Adding to the tracking difficulty, most districts, from Rosemount-Apple Valley-Eagan to Mounds View and South Washington County, reported that setting the drill schedule is the responsibility of building principals, rather than one central office.
Large districts such as St. Paul and Anoka-Hennepin have online systems to track the drills’ completion.
“There’s a lot of accountability built into our system [in Anoka-Hennepin] because if you leave it up to schools, like anything else, you’re going to get some people who are passionate about it and others that don’t really care,” Holden said.
Scott Colbeck, principal of three elementary buildings in Fergus Falls, said two of his schools have done three or fewer drills, and they’ll “get a crash course” in the last weeks of school. “I can say we’ve always done our five drills, but I can’t always say they’ve been timely,” he said.
Lageson said that anecdotally, “there’s a lot more compliance in the metro area than there is in greater Minnesota.”

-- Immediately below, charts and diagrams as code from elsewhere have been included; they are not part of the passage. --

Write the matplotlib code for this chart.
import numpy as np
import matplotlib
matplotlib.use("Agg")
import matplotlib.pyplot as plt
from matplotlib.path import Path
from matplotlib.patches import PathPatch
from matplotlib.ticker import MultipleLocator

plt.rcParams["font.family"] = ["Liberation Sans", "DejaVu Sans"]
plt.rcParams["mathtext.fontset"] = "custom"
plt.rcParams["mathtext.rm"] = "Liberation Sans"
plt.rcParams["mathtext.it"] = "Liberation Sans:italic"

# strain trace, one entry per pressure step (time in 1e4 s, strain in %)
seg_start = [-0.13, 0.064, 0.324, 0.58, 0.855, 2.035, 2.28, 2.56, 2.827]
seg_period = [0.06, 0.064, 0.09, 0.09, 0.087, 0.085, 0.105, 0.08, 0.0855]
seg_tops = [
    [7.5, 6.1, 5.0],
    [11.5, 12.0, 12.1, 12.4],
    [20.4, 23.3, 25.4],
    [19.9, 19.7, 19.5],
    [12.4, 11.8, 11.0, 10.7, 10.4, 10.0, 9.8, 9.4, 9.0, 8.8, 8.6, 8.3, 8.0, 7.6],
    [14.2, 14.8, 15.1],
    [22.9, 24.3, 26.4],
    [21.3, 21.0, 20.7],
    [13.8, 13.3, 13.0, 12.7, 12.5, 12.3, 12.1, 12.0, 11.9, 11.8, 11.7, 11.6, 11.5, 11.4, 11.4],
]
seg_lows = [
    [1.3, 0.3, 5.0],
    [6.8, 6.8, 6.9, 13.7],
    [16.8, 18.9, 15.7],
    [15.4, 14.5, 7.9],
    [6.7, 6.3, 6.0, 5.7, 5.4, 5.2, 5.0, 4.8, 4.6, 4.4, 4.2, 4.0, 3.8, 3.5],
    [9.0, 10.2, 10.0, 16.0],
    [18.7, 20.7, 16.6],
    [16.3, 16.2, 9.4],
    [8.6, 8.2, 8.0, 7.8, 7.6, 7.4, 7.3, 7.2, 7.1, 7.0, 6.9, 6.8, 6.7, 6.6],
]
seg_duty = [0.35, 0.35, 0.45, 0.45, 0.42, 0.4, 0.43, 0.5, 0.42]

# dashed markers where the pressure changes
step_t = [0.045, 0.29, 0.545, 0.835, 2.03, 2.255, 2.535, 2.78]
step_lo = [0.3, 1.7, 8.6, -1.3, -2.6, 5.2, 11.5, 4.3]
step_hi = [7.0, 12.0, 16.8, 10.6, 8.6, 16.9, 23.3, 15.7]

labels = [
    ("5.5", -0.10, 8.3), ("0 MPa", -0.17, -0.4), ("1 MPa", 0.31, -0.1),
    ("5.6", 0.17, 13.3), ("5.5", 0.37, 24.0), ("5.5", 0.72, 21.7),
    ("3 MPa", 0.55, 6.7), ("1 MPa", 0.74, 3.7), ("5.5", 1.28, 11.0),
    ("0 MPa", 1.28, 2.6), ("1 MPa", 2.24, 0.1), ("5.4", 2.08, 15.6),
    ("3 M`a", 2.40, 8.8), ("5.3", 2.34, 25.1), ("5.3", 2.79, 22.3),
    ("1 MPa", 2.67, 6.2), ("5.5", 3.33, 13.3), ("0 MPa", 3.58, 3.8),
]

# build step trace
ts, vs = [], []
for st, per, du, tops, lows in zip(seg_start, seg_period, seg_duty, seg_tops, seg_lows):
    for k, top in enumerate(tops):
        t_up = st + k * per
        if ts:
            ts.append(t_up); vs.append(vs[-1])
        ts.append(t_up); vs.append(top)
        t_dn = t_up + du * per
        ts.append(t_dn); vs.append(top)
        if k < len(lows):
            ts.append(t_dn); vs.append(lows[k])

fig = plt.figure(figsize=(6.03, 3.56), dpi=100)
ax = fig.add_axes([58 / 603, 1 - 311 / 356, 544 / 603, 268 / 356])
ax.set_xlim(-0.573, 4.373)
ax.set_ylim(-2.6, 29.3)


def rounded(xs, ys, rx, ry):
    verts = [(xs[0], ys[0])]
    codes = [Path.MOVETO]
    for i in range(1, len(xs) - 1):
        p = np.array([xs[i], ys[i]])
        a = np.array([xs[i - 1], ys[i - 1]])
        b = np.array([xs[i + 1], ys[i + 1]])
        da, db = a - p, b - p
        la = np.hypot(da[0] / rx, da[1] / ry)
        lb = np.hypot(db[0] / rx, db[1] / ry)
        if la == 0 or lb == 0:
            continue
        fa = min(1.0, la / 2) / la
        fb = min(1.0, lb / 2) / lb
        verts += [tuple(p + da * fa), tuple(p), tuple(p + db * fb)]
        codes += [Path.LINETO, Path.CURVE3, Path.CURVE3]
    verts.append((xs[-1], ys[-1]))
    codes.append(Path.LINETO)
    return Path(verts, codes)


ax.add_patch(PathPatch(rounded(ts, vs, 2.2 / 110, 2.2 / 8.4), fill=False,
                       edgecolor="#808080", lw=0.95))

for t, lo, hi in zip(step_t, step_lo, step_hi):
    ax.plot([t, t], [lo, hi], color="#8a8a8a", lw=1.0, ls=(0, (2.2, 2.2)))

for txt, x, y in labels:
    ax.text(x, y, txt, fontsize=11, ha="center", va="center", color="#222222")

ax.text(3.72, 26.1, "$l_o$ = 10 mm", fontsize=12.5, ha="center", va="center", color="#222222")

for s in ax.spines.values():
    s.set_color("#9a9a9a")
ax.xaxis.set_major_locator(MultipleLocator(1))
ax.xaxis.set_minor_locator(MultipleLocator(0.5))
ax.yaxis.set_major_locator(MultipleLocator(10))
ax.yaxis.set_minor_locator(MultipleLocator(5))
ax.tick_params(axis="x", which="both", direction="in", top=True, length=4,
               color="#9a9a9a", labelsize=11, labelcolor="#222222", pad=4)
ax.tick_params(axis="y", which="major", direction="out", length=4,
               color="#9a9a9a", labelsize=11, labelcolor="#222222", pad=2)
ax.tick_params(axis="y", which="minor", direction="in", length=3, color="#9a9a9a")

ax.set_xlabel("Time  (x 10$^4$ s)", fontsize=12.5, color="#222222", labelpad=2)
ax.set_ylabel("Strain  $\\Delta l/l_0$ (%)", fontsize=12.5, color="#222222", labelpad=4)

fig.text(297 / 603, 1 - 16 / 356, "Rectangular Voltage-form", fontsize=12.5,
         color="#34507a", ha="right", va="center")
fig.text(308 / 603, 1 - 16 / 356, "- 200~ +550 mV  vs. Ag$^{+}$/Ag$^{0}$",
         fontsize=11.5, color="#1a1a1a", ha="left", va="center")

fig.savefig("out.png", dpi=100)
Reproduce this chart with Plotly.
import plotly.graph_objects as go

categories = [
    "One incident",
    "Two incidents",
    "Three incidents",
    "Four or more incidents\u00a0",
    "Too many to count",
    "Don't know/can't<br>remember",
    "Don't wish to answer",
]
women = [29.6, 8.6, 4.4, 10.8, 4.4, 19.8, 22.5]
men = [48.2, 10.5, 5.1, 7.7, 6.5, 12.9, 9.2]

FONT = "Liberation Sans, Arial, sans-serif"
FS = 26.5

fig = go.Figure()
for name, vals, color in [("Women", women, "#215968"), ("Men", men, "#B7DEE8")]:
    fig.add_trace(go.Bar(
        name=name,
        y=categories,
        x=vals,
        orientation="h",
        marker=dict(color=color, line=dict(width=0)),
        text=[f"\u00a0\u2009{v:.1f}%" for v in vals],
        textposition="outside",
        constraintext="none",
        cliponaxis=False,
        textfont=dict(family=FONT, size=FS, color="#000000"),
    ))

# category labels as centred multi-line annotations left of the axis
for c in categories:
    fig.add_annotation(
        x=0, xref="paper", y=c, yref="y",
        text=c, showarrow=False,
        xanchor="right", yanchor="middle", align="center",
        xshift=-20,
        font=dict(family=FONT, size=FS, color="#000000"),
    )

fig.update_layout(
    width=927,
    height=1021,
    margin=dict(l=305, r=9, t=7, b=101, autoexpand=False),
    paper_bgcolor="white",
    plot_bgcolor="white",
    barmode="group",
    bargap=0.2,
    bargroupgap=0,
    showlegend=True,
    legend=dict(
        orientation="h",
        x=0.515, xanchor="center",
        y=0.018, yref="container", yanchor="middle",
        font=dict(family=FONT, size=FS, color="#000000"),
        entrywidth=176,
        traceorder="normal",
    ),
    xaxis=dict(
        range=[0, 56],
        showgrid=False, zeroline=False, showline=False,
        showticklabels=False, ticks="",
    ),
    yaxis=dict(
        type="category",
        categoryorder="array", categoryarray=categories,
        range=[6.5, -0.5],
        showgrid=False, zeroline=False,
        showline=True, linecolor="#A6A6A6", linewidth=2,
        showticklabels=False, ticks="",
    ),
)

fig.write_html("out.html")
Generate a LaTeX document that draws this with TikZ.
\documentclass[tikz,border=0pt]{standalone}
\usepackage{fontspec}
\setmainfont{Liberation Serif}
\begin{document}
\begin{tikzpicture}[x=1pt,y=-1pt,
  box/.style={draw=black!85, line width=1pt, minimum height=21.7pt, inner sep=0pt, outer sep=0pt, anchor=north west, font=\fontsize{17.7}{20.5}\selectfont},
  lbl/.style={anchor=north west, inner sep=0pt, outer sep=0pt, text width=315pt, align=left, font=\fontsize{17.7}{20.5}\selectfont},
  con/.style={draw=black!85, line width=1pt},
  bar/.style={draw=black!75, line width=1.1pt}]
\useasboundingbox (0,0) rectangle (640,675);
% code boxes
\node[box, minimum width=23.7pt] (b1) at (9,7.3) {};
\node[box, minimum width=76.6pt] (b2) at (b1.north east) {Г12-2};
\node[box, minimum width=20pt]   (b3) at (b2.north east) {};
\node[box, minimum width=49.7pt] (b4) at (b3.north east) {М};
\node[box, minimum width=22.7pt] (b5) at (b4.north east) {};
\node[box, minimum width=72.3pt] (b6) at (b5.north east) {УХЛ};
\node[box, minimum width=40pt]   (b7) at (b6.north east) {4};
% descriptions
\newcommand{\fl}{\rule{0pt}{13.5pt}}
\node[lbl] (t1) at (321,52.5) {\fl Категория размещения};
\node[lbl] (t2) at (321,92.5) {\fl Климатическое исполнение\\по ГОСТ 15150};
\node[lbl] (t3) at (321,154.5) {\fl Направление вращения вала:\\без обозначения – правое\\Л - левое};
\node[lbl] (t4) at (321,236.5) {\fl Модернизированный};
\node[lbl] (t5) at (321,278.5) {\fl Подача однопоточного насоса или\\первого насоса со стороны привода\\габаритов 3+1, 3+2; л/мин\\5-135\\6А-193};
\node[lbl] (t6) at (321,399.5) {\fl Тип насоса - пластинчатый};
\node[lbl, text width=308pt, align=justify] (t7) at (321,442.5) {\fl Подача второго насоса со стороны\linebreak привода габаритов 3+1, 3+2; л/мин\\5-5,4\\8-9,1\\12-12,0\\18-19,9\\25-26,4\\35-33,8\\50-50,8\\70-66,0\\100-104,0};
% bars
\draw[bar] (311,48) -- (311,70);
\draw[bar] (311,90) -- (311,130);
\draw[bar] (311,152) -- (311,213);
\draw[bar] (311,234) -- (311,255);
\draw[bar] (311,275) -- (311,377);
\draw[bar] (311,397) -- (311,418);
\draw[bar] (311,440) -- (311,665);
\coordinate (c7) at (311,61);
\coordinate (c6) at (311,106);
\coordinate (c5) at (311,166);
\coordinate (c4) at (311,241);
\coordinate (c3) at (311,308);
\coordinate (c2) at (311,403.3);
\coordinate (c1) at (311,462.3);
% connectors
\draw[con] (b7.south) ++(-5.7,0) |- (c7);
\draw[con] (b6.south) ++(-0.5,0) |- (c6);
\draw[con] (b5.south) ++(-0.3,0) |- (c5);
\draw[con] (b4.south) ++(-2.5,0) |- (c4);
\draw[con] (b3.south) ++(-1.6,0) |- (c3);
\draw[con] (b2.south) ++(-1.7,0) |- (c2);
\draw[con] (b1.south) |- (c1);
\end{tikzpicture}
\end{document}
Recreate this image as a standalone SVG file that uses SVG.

Knight said he worries that when schools try to squeeze multiple drills into a few days or weeks, they become “some sort of gesture” rather than what lawmakers intended them to be.
Drills make a difference
According to the state Department of Public Safety, there are two types of lockdown procedures: a “lockdown with warning,” used for general emergencies, and the more serious “lockdown with intruder.” The second kind involves teachers bringing students to the nearest classroom, calling 911, locking doors and controlling movement. Rooms should be dark and quiet, and no one should be visible from windows or doors.
Knight said he’s seen schools’ familiarity with lockdown drills make a difference. Last year, the Eastern Carver County district had a “very legitimate threat” and the high school went into lockdown. Had schools not had a crisis plan and experience doing drills, “It would have been chaotic, no one would have known what to do,” he said.
“They are absolutely essential,” Lageson said of the drills. “There are some states where you have to have one a month.”
Jason Polinski, a sergeant with the Lakeville Police Department, helped conduct an elaborate “active shooter” drill for Lakeville district employees last August. The training involved several scenarios, along with smoke and real blanks being fired.
The reason it’s important to have five lockdown drills — or more, if possible — is that they need to become routine, so everyone knows exactly what is expected, Polinski said.
Two weeks ago, Knight sent out letters offering help conducting drills to every school in his area, from Eastern Carver County public schools to local parochial and Montessori schools.
“God forbid we ever have a Waseca, or worst-case scenario, a Columbine,” he said. “ I want to be able to say I reached out to my schools and they were in compliance, and if not, how can I help you?”